The 2nd standard deviation rule (this calculator) provides a balance between being too lenient (1σ) and too strict (3σ) for most practical applications.
Why does my result change when I switch between normal and sample distribution?
This happens because:
- Normal Distribution: Uses fixed z-values (1.96 for 95% confidence) assuming you know the true population standard deviation.
- Sample Distribution: Uses t-distribution with critical values that depend on your sample size (degrees of freedom). For small samples, t-values are larger than z-values, creating wider confidence intervals.
As sample size increases (typically n > 30), t-values converge toward z-values, and the results become similar.
How do I know if my data is normally distributed enough to use this rule?
Check these indicators:
- Visual Inspection: Create a histogram or Q-Q plot. Should show bell-shaped curve.
- Statistical Tests:
- Shapiro-Wilk test (for n < 50)
- Kolmogorov-Smirnov test
- Anderson-Darling test
- Rule of Thumb: If your data is symmetric and unimodal (one peak), it’s often close enough.
- Sample Size: With n > 30, Central Limit Theorem makes normal approximation reasonable even for non-normal data.
For non-normal data, consider:
- Data transformations (log, square root)
- Non-parametric methods
- Bootstrapping techniques
Can I use this for financial market predictions?
Yes, but with important caveats:
- Market Returns: Often approximately normal in the short term, making 2σ useful for identifying unusual moves.
- Fat Tails: Financial data often has more extreme outliers than normal distribution predicts (“fat tails”).
- Volatility Clustering: Standard deviation changes over time (heteroskedasticity).
- Practical Application: Many traders use 2σ as initial screen for unusual price movements, then apply additional analysis.
For financial applications, consider:
- Using shorter lookback periods for volatility calculations
- Applying GARCH models for volatility clustering
- Combining with other indicators like Bollinger Bands
What sample size is considered “large enough” for normal distribution?
The common rule of thumb is n > 30, but this depends on several factors:
| Data Characteristics | Minimum Sample Size | Notes |
|---|---|---|
| Nearly normal data | 10-20 | Symmetric, unimodal |
| Moderately skewed | 30-50 | Some asymmetry but no extreme outliers |
| Highly skewed or heavy-tailed | 100+ | May never be truly normal |
| Binary data (proportions) | np ≥ 10 and n(1-p) ≥ 10 | Where p is proportion |
For critical applications, always:
- Check normality visually and with statistical tests
- Consider using t-distribution for n < 100 to be conservative
- Report confidence intervals rather than just point estimates
How does this relate to the 68-95-99.7 rule?
The 2nd standard deviation rule is the middle part of this empirical rule:
- 68% of data falls within 1 standard deviation (μ ± 1σ)
- 95% of data falls within 2 standard deviations (μ ± 2σ) ← This calculator
- 99.7% of data falls within 3 standard deviations (μ ± 3σ)
Key points about this rule:
- Derived from properties of the normal distribution
- Approximate – actual percentages are 68.27%, 95.45%, and 99.73%
- Works best for symmetric, bell-shaped distributions
- Formally known as the “68-95-99.7 rule” or “empirical rule”
This calculator focuses on the 95% portion (2σ) because it’s:
- Commonly used for confidence intervals
- A good balance between being too lenient (1σ) and too strict (3σ)
- The basis for many statistical tests (e.g., t-tests at 95% confidence)
Can I use this calculator for non-normal distributions?
You can, but the results may be misleading.
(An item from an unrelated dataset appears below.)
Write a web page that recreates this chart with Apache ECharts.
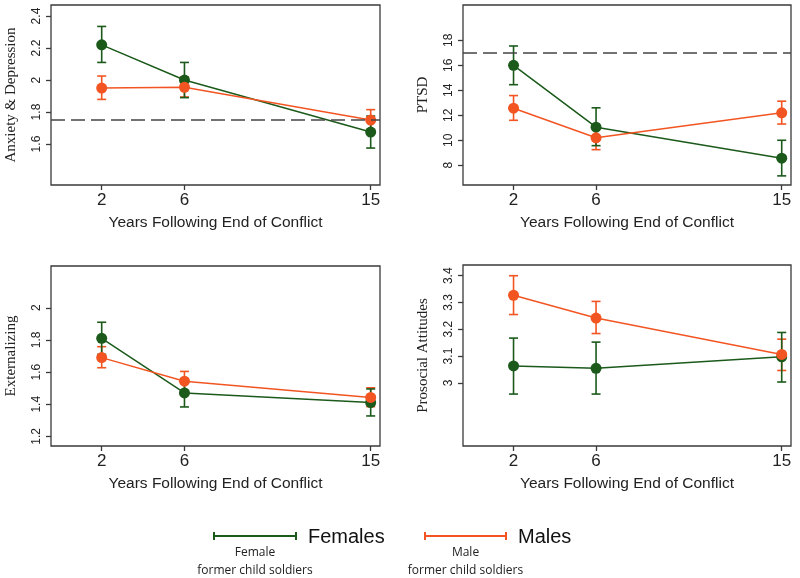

Here’s how to adapt:
For Right-Skewed Data (e.g., income, housing prices):
- Consider log transformation before applying the rule
- Use percentiles instead of standard deviations
- Be aware that the upper bound will be more extreme than the lower bound
For Left-Skewed Data (e.g., test scores with ceiling effects):
- Square root or inverse transformations may help
- The lower bound will be more extreme than the upper bound
For Bimodal or Multimodal Data:
- Standard deviation rules don’t apply well
- Consider cluster analysis or mixture models
Better Alternatives for Non-Normal Data:
- Percentiles: Use 2.5th and 97.5th percentiles instead of μ ± 2σ
- Bootstrapping: Resample your data to estimate confidence intervals
- Non-parametric tests: Like Mann-Whitney U or Kruskal-Wallis
- Robust statistics: Use median and MAD (median absolute deviation)